WHAT YOU NEED TO DO – Can you print the data exactly and leave out each image?

RECORDED DATA –
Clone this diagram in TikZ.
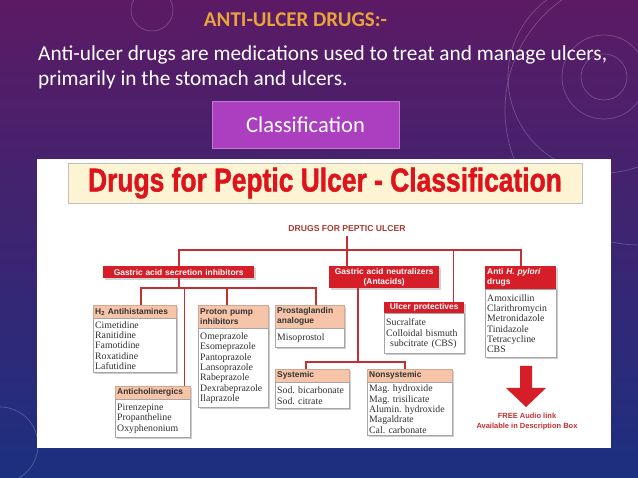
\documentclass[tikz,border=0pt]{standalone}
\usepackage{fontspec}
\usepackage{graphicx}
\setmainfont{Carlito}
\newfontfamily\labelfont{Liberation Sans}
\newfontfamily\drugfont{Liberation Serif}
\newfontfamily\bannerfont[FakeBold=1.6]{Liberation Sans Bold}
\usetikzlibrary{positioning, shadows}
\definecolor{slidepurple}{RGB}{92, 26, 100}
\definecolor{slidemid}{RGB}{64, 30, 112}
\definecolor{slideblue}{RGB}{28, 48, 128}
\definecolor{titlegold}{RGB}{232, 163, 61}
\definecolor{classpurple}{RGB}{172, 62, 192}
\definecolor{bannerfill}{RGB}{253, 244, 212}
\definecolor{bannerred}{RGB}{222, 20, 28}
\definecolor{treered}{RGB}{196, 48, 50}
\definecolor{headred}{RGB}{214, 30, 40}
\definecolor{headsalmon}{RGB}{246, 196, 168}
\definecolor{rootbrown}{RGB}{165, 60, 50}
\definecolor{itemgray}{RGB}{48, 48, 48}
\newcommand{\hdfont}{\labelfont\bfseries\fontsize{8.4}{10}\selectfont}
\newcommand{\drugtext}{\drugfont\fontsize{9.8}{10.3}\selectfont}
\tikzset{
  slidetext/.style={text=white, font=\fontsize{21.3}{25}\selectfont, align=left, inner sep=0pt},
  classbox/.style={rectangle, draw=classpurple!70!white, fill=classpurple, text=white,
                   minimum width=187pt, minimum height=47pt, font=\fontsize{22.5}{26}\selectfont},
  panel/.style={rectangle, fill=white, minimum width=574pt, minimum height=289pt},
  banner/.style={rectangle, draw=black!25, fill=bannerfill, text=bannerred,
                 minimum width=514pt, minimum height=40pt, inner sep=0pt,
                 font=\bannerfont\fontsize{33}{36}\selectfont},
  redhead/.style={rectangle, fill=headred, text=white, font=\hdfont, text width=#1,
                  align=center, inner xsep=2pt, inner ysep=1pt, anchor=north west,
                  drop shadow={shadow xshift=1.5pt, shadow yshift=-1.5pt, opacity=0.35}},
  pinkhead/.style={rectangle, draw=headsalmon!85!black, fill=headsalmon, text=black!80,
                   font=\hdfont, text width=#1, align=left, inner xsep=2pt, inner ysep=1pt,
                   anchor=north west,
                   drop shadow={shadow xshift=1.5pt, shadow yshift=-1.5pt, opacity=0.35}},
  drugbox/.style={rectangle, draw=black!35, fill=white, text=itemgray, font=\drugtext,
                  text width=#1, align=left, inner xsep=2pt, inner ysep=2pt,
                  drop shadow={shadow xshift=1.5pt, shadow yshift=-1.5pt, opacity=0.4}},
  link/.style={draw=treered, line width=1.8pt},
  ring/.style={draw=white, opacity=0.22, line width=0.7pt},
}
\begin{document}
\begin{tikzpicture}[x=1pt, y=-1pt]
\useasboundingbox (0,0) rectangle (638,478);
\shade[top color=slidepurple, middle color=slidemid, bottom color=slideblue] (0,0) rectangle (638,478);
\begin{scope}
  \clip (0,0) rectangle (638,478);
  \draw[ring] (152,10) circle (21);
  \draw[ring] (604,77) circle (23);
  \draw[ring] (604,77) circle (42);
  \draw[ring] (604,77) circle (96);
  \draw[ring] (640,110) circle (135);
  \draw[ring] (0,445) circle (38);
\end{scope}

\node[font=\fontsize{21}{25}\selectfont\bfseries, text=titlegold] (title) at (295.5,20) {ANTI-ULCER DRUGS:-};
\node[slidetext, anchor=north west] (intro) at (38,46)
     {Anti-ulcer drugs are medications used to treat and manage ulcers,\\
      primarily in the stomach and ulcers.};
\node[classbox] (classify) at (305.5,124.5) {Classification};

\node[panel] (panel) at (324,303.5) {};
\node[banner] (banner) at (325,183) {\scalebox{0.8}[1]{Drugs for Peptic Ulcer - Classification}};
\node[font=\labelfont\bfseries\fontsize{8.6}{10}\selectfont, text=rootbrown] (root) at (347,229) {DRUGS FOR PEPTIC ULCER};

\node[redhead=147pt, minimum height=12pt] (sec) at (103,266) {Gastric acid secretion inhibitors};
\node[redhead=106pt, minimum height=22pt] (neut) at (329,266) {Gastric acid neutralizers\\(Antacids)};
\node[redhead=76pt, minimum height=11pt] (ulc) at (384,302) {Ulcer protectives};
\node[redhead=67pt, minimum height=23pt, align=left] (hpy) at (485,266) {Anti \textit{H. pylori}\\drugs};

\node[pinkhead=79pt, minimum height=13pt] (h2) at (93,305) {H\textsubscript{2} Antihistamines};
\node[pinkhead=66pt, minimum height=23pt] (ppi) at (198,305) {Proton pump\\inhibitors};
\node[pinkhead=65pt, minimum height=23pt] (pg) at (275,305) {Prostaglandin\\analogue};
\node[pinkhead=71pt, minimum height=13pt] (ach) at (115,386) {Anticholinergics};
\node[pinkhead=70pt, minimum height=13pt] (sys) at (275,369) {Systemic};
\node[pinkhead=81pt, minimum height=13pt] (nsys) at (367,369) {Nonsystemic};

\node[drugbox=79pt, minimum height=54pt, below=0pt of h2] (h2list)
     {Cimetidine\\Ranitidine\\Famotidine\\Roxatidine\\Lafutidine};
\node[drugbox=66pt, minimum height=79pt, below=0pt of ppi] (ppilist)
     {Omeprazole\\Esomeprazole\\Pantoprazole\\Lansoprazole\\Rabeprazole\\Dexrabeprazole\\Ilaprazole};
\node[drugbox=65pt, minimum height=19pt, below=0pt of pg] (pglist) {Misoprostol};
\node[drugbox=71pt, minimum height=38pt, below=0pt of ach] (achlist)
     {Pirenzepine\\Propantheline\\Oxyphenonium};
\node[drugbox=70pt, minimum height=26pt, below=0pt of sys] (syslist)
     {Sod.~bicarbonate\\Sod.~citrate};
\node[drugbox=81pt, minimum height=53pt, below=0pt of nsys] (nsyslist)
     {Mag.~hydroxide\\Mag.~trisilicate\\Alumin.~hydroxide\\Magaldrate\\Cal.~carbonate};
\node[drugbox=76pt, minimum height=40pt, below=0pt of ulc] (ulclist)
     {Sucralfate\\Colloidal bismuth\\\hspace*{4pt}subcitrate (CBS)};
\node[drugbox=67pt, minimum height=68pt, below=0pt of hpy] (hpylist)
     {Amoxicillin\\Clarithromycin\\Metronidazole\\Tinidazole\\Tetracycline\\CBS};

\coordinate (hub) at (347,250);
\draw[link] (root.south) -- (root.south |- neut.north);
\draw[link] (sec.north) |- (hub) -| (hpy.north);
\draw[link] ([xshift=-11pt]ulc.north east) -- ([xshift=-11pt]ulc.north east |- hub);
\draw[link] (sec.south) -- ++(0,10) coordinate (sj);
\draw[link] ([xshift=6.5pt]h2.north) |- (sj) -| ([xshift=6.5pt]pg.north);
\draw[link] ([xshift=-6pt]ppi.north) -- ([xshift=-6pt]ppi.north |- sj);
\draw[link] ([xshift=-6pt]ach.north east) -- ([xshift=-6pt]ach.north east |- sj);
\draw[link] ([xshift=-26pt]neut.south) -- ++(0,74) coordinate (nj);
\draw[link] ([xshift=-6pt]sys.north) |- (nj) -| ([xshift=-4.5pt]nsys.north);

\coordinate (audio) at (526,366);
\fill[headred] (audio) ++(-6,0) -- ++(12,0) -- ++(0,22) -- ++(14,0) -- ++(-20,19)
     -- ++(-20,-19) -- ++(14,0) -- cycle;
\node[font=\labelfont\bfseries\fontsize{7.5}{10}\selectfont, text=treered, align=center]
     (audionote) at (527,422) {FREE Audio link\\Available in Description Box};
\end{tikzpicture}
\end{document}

TASK RESULT –
Clone this diagram in TikZ.
\documentclass[tikz,border=0pt]{standalone}
\usepackage{fontspec}
\usepackage{graphicx}
\setmainfont{Carlito}
\newfontfamily\labelfont{Liberation Sans}
\newfontfamily\drugfont{Liberation Serif}
\newfontfamily\bannerfont[FakeBold=1.6]{Liberation Sans Bold}
\usetikzlibrary{positioning, shadows}
\definecolor{slidepurple}{RGB}{92, 26, 100}
\definecolor{slidemid}{RGB}{64, 30, 112}
\definecolor{slideblue}{RGB}{28, 48, 128}
\definecolor{titlegold}{RGB}{232, 163, 61}
\definecolor{classpurple}{RGB}{172, 62, 192}
\definecolor{bannerfill}{RGB}{253, 244, 212}
\definecolor{bannerred}{RGB}{222, 20, 28}
\definecolor{treered}{RGB}{196, 48, 50}
\definecolor{headred}{RGB}{214, 30, 40}
\definecolor{headsalmon}{RGB}{246, 196, 168}
\definecolor{rootbrown}{RGB}{165, 60, 50}
\definecolor{itemgray}{RGB}{48, 48, 48}
\newcommand{\hdfont}{\labelfont\bfseries\fontsize{8.4}{10}\selectfont}
\newcommand{\drugtext}{\drugfont\fontsize{9.8}{10.3}\selectfont}
\tikzset{
  slidetext/.style={text=white, font=\fontsize{21.3}{25}\selectfont, align=left, inner sep=0pt},
  classbox/.style={rectangle, draw=classpurple!70!white, fill=classpurple, text=white,
                   minimum width=187pt, minimum height=47pt, font=\fontsize{22.5}{26}\selectfont},
  panel/.style={rectangle, fill=white, minimum width=574pt, minimum height=289pt},
  banner/.style={rectangle, draw=black!25, fill=bannerfill, text=bannerred,
                 minimum width=514pt, minimum height=40pt, inner sep=0pt,
                 font=\bannerfont\fontsize{33}{36}\selectfont},
  redhead/.style={rectangle, fill=headred, text=white, font=\hdfont, text width=#1,
                  align=center, inner xsep=2pt, inner ysep=1pt, anchor=north west,
                  drop shadow={shadow xshift=1.5pt, shadow yshift=-1.5pt, opacity=0.35}},
  pinkhead/.style={rectangle, draw=headsalmon!85!black, fill=headsalmon, text=black!80,
                   font=\hdfont, text width=#1, align=left, inner xsep=2pt, inner ysep=1pt,
                   anchor=north west,
                   drop shadow={shadow xshift=1.5pt, shadow yshift=-1.5pt, opacity=0.35}},
  drugbox/.style={rectangle, draw=black!35, fill=white, text=itemgray, font=\drugtext,
                  text width=#1, align=left, inner xsep=2pt, inner ysep=2pt,
                  drop shadow={shadow xshift=1.5pt, shadow yshift=-1.5pt, opacity=0.4}},
  link/.style={draw=treered, line width=1.8pt},
  ring/.style={draw=white, opacity=0.22, line width=0.7pt},
}
\begin{document}
\begin{tikzpicture}[x=1pt, y=-1pt]
\useasboundingbox (0,0) rectangle (638,478);
\shade[top color=slidepurple, middle color=slidemid, bottom color=slideblue] (0,0) rectangle (638,478);
\begin{scope}
  \clip (0,0) rectangle (638,478);
  \draw[ring] (152,10) circle (21);
  \draw[ring] (604,77) circle (23);
  \draw[ring] (604,77) circle (42);
  \draw[ring] (604,77) circle (96);
  \draw[ring] (640,110) circle (135);
  \draw[ring] (0,445) circle (38);
\end{scope}

\node[font=\fontsize{21}{25}\selectfont\bfseries, text=titlegold] (title) at (295.5,20) {ANTI-ULCER DRUGS:-};
\node[slidetext, anchor=north west] (intro) at (38,46)
     {Anti-ulcer drugs are medications used to treat and manage ulcers,\\
      primarily in the stomach and ulcers.};
\node[classbox] (classify) at (305.5,124.5) {Classification};

\node[panel] (panel) at (324,303.5) {};
\node[banner] (banner) at (325,183) {\scalebox{0.8}[1]{Drugs for Peptic Ulcer - Classification}};
\node[font=\labelfont\bfseries\fontsize{8.6}{10}\selectfont, text=rootbrown] (root) at (347,229) {DRUGS FOR PEPTIC ULCER};

\node[redhead=147pt, minimum height=12pt] (sec) at (103,266) {Gastric acid secretion inhibitors};
\node[redhead=106pt, minimum height=22pt] (neut) at (329,266) {Gastric acid neutralizers\\(Antacids)};
\node[redhead=76pt, minimum height=11pt] (ulc) at (384,302) {Ulcer protectives};
\node[redhead=67pt, minimum height=23pt, align=left] (hpy) at (485,266) {Anti \textit{H. pylori}\\drugs};

\node[pinkhead=79pt, minimum height=13pt] (h2) at (93,305) {H\textsubscript{2} Antihistamines};
\node[pinkhead=66pt, minimum height=23pt] (ppi) at (198,305) {Proton pump\\inhibitors};
\node[pinkhead=65pt, minimum height=23pt] (pg) at (275,305) {Prostaglandin\\analogue};
\node[pinkhead=71pt, minimum height=13pt] (ach) at (115,386) {Anticholinergics};
\node[pinkhead=70pt, minimum height=13pt] (sys) at (275,369) {Systemic};
\node[pinkhead=81pt, minimum height=13pt] (nsys) at (367,369) {Nonsystemic};

\node[drugbox=79pt, minimum height=54pt, below=0pt of h2] (h2list)
     {Cimetidine\\Ranitidine\\Famotidine\\Roxatidine\\Lafutidine};
\node[drugbox=66pt, minimum height=79pt, below=0pt of ppi] (ppilist)
     {Omeprazole\\Esomeprazole\\Pantoprazole\\Lansoprazole\\Rabeprazole\\Dexrabeprazole\\Ilaprazole};
\node[drugbox=65pt, minimum height=19pt, below=0pt of pg] (pglist) {Misoprostol};
\node[drugbox=71pt, minimum height=38pt, below=0pt of ach] (achlist)
     {Pirenzepine\\Propantheline\\Oxyphenonium};
\node[drugbox=70pt, minimum height=26pt, below=0pt of sys] (syslist)
     {Sod.~bicarbonate\\Sod.~citrate};
\node[drugbox=81pt, minimum height=53pt, below=0pt of nsys] (nsyslist)
     {Mag.~hydroxide\\Mag.~trisilicate\\Alumin.~hydroxide\\Magaldrate\\Cal.~carbonate};
\node[drugbox=76pt, minimum height=40pt, below=0pt of ulc] (ulclist)
     {Sucralfate\\Colloidal bismuth\\\hspace*{4pt}subcitrate (CBS)};
\node[drugbox=67pt, minimum height=68pt, below=0pt of hpy] (hpylist)
     {Amoxicillin\\Clarithromycin\\Metronidazole\\Tinidazole\\Tetracycline\\CBS};

\coordinate (hub) at (347,250);
\draw[link] (root.south) -- (root.south |- neut.north);
\draw[link] (sec.north) |- (hub) -| (hpy.north);
\draw[link] ([xshift=-11pt]ulc.north east) -- ([xshift=-11pt]ulc.north east |- hub);
\draw[link] (sec.south) -- ++(0,10) coordinate (sj);
\draw[link] ([xshift=6.5pt]h2.north) |- (sj) -| ([xshift=6.5pt]pg.north);
\draw[link] ([xshift=-6pt]ppi.north) -- ([xshift=-6pt]ppi.north |- sj);
\draw[link] ([xshift=-6pt]ach.north east) -- ([xshift=-6pt]ach.north east |- sj);
\draw[link] ([xshift=-26pt]neut.south) -- ++(0,74) coordinate (nj);
\draw[link] ([xshift=-6pt]sys.north) |- (nj) -| ([xshift=-4.5pt]nsys.north);

\coordinate (audio) at (526,366);
\fill[headred] (audio) ++(-6,0) -- ++(12,0) -- ++(0,22) -- ++(14,0) -- ++(-20,19)
     -- ++(-20,-19) -- ++(14,0) -- cycle;
\node[font=\labelfont\bfseries\fontsize{7.5}{10}\selectfont, text=treered, align=center]
     (audionote) at (527,422) {FREE Audio link\\Available in Description Box};
\end{tikzpicture}
\end{document}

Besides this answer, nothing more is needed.